# [Given instruction]
Go through the listing and return every line with "that" in it.

# [Supplied records]

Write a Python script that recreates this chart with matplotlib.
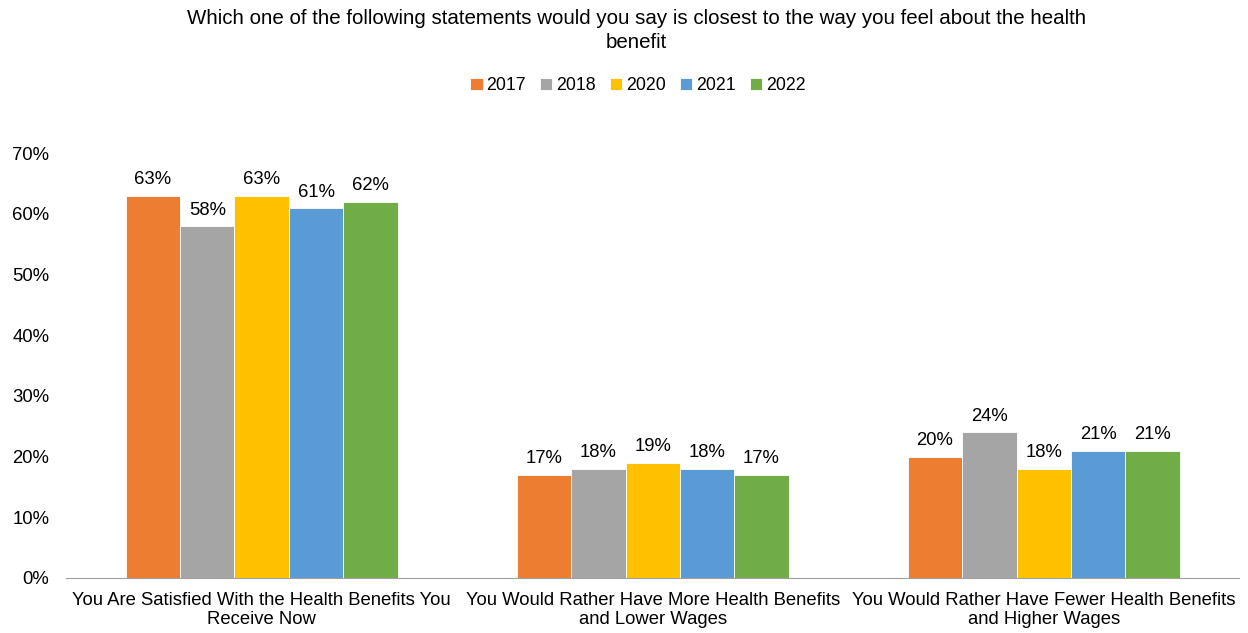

--

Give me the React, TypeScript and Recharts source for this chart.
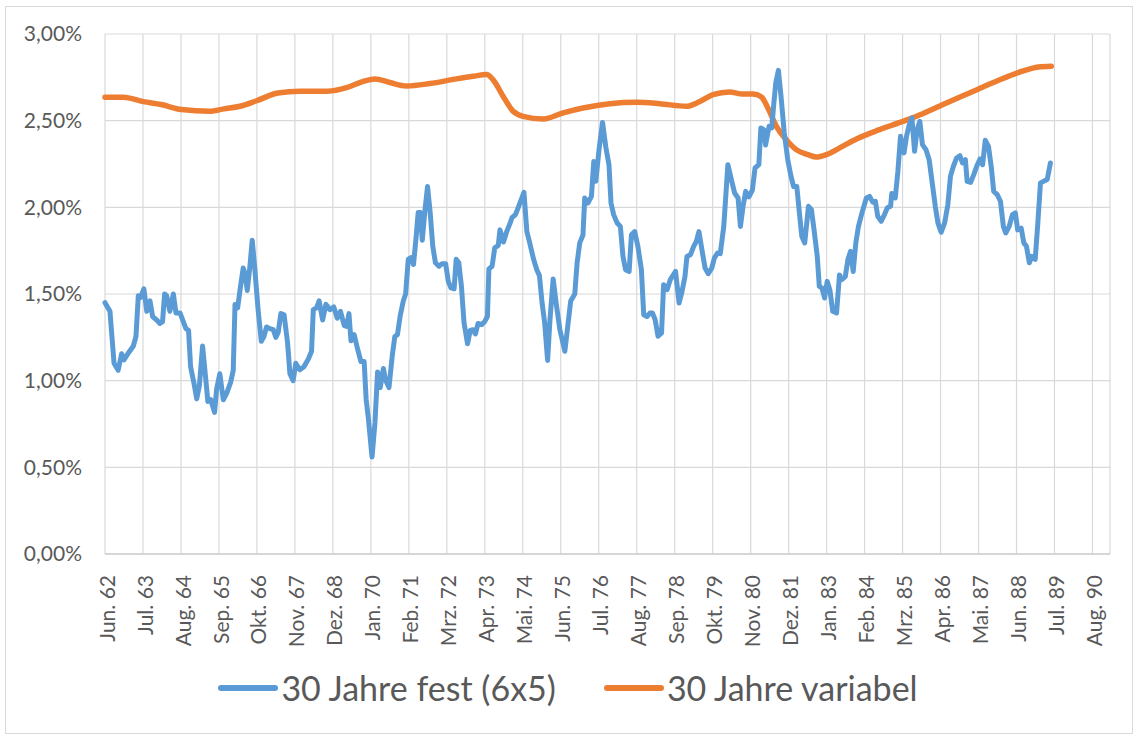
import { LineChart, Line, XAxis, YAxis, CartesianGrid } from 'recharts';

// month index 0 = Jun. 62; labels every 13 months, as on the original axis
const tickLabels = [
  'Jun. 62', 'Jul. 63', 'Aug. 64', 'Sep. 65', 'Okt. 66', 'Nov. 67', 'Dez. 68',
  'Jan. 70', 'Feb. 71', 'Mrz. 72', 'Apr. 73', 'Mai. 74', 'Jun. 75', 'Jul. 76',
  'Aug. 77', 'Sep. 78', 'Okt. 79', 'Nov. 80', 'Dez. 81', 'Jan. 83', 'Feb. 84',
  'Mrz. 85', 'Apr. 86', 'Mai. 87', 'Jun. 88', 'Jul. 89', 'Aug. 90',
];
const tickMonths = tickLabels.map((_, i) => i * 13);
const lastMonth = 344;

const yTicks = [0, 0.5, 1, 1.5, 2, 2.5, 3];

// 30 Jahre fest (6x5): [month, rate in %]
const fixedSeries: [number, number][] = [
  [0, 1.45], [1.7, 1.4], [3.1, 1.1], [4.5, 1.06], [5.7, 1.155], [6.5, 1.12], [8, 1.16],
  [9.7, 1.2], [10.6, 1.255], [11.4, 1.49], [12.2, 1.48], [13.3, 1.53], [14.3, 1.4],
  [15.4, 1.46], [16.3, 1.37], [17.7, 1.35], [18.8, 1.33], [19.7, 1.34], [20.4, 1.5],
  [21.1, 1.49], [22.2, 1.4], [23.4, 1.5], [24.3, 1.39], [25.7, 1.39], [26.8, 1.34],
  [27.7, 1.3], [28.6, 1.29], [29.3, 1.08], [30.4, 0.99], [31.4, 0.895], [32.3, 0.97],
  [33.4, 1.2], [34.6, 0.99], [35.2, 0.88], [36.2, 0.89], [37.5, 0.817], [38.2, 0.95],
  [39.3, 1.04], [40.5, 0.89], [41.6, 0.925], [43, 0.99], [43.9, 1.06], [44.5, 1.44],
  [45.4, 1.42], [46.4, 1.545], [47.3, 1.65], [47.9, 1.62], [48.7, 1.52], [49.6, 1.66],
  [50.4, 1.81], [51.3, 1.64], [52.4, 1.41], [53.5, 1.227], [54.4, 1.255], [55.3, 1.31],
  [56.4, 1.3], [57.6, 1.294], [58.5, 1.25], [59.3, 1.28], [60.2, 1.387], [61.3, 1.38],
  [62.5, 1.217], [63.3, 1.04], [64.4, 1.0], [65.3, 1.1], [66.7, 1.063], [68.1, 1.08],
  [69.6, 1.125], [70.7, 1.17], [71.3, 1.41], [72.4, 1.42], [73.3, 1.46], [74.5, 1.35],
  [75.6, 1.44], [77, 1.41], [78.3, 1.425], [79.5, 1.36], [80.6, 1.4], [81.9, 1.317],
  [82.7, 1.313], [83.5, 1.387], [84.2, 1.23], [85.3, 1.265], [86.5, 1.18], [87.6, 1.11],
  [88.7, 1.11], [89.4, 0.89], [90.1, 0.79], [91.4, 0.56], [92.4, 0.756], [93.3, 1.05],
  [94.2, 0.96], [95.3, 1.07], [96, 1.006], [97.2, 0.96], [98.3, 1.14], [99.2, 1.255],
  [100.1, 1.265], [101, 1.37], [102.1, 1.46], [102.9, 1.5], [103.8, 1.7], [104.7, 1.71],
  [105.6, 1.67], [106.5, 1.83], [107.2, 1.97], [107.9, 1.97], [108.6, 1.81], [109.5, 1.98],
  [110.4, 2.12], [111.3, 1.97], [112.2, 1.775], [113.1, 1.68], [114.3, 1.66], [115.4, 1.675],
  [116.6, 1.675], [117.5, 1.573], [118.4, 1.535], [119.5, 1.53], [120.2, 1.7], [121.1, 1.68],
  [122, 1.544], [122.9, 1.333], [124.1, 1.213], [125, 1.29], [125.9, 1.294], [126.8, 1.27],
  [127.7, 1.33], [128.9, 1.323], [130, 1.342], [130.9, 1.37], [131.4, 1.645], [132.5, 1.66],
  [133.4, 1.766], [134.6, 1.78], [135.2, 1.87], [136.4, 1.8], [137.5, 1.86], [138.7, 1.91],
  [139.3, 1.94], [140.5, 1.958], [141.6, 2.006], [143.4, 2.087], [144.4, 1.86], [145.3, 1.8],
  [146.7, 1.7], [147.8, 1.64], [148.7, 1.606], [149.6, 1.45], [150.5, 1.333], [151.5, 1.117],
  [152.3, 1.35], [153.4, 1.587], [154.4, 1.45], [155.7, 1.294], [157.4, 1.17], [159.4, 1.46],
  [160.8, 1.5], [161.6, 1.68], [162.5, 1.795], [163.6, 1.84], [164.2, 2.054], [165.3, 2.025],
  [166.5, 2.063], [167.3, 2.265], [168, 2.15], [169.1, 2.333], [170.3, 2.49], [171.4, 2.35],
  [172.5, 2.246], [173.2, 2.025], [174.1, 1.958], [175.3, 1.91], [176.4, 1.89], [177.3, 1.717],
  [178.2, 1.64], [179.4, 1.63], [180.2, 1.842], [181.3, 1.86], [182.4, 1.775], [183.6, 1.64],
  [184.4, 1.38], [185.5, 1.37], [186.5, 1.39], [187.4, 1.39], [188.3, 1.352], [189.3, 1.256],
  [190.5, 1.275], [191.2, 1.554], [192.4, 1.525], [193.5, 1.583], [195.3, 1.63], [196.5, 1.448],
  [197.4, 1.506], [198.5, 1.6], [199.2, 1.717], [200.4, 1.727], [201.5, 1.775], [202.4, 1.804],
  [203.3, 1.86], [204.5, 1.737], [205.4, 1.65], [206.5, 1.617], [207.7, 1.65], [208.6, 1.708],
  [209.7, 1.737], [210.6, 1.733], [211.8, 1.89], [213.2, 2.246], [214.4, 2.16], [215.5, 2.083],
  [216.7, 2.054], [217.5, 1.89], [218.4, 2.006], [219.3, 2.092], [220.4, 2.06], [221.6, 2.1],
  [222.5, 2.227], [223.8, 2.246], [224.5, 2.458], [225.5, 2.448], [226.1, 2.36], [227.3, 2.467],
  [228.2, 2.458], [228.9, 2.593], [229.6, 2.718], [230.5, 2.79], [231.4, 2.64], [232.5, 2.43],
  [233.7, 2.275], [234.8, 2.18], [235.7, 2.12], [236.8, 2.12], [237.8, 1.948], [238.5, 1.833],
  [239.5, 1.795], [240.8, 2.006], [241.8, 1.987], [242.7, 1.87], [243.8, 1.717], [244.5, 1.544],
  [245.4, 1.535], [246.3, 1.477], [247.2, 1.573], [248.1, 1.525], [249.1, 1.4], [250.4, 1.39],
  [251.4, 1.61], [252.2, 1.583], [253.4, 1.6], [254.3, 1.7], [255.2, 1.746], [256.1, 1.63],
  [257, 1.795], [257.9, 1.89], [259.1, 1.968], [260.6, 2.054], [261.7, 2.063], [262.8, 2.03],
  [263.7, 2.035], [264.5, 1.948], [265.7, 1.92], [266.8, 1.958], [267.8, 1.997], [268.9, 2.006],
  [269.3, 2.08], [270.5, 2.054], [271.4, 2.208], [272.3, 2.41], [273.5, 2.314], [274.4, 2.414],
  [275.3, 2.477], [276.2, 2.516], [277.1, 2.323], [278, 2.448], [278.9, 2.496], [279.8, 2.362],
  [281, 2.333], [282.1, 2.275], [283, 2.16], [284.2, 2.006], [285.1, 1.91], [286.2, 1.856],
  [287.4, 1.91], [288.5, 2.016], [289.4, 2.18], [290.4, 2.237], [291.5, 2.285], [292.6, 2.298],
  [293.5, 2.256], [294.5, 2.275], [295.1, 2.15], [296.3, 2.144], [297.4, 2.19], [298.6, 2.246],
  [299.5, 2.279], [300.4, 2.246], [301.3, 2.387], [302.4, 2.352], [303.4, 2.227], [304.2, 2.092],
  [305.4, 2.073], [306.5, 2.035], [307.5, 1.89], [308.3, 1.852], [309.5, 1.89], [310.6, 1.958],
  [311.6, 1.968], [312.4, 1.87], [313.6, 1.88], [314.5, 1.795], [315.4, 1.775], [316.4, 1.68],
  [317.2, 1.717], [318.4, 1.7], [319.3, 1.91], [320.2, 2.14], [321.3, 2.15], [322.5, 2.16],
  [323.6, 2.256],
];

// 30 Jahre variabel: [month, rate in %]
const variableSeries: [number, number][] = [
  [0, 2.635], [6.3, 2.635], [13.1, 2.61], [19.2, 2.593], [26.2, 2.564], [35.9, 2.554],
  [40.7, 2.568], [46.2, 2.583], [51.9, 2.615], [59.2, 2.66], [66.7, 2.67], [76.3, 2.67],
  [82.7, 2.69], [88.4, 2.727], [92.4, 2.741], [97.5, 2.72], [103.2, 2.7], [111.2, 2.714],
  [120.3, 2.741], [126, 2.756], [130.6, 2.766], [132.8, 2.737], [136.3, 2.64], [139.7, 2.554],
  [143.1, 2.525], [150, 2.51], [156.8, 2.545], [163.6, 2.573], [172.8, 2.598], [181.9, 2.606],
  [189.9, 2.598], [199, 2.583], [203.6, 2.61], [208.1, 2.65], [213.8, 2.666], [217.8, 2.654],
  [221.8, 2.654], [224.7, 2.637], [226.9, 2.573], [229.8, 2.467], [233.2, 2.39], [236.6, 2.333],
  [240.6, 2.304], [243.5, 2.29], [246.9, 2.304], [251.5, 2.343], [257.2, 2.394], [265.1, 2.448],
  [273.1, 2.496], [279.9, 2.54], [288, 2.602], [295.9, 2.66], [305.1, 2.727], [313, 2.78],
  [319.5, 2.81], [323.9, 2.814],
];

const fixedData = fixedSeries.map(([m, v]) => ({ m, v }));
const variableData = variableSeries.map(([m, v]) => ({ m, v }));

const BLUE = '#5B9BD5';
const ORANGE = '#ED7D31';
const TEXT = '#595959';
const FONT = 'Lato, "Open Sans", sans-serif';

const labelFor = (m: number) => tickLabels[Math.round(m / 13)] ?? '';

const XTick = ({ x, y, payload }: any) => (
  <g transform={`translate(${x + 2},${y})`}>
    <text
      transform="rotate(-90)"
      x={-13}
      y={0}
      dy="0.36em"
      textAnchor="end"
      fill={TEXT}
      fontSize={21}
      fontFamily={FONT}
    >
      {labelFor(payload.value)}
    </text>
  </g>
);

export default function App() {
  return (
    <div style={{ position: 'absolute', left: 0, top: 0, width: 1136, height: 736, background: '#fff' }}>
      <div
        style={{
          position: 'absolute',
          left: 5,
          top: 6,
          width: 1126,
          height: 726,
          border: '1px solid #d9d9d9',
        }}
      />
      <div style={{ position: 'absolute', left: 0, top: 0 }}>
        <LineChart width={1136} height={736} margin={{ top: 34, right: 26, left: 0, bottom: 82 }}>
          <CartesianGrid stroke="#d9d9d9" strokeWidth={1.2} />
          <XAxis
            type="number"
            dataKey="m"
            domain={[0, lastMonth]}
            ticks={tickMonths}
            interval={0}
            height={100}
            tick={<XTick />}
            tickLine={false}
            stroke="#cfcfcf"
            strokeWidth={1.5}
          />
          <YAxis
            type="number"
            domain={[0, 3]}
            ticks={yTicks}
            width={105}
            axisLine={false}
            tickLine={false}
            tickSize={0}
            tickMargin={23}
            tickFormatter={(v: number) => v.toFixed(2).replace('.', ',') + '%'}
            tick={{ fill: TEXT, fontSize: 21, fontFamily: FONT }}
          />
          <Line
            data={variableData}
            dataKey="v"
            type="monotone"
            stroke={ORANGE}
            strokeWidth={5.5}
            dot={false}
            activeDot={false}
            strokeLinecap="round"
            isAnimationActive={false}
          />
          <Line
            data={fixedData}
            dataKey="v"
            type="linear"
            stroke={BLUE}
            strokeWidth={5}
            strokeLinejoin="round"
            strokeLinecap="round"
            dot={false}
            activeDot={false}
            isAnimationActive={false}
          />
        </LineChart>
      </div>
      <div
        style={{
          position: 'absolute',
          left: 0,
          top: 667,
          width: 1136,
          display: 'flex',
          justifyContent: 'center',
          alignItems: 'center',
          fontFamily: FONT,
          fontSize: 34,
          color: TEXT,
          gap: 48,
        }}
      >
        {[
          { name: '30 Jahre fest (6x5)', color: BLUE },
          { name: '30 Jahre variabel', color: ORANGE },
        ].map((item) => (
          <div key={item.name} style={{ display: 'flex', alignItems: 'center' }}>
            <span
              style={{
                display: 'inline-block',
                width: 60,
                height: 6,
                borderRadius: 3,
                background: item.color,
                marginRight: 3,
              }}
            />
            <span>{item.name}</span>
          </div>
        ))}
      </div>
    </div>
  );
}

...

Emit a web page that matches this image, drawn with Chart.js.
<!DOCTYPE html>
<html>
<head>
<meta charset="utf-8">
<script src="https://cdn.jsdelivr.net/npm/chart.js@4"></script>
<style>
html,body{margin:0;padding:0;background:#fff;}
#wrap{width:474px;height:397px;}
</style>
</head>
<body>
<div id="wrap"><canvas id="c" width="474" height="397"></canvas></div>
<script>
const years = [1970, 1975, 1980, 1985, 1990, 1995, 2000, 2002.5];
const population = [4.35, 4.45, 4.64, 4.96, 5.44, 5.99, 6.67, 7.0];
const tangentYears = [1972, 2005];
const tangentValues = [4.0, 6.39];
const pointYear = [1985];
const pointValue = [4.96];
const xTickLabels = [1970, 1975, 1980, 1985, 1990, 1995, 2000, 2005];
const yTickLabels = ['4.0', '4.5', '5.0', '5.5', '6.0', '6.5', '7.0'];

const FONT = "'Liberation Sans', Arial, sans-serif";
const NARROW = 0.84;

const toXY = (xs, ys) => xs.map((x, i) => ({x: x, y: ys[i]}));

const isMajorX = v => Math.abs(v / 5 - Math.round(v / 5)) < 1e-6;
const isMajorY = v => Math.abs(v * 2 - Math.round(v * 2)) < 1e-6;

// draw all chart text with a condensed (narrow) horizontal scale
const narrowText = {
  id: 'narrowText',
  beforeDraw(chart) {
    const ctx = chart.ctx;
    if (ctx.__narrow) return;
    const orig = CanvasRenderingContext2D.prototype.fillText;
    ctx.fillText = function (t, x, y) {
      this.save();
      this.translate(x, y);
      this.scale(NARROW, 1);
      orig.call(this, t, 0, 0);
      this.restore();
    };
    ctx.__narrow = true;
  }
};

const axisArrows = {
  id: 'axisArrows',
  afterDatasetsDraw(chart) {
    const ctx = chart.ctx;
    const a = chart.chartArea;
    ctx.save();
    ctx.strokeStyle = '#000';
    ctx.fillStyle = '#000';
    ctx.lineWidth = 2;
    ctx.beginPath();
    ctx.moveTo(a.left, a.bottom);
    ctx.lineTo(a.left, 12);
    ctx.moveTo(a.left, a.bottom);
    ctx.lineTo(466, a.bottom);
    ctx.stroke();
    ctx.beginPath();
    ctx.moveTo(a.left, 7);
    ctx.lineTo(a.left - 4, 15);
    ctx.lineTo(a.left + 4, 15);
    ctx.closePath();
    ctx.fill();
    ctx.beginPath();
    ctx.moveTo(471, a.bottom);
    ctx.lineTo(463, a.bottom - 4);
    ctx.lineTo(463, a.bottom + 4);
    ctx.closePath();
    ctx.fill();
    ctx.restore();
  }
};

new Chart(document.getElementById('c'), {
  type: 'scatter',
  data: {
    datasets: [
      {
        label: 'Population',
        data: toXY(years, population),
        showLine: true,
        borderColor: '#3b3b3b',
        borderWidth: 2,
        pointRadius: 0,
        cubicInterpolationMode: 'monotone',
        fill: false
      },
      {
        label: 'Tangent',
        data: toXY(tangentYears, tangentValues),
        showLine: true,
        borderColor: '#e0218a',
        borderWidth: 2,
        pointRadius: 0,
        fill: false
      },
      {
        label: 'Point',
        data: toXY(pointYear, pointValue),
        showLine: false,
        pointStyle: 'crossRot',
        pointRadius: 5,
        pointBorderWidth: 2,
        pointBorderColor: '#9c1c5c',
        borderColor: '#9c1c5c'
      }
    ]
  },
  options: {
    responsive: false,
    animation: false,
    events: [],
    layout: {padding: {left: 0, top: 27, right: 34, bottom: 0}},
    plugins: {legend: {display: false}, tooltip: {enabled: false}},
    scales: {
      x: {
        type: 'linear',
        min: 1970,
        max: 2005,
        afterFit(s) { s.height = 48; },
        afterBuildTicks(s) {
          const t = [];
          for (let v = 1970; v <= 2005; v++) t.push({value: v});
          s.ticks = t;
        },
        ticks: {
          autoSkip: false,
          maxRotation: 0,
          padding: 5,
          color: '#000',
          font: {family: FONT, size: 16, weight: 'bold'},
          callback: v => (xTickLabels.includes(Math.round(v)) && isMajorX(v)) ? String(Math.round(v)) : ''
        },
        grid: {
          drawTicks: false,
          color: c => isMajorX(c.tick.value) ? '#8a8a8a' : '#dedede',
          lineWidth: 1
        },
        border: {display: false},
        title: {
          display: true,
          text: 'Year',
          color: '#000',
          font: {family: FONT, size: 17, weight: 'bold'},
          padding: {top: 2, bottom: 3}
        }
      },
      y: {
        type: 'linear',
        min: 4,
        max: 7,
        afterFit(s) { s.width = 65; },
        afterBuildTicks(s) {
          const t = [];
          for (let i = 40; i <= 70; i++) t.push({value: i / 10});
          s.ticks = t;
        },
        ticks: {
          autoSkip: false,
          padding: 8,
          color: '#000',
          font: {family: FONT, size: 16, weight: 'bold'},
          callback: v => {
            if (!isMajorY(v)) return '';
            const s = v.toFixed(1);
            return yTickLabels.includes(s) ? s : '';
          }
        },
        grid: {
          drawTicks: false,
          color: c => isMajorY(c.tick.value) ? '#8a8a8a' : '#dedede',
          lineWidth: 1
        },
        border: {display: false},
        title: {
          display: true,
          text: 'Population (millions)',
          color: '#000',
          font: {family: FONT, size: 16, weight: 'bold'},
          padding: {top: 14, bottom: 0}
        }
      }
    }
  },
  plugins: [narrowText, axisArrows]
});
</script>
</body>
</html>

# [Result for this task]
Write a Python script that recreates this chart with matplotlib.
Emit a web page that matches this image, drawn with Chart.js.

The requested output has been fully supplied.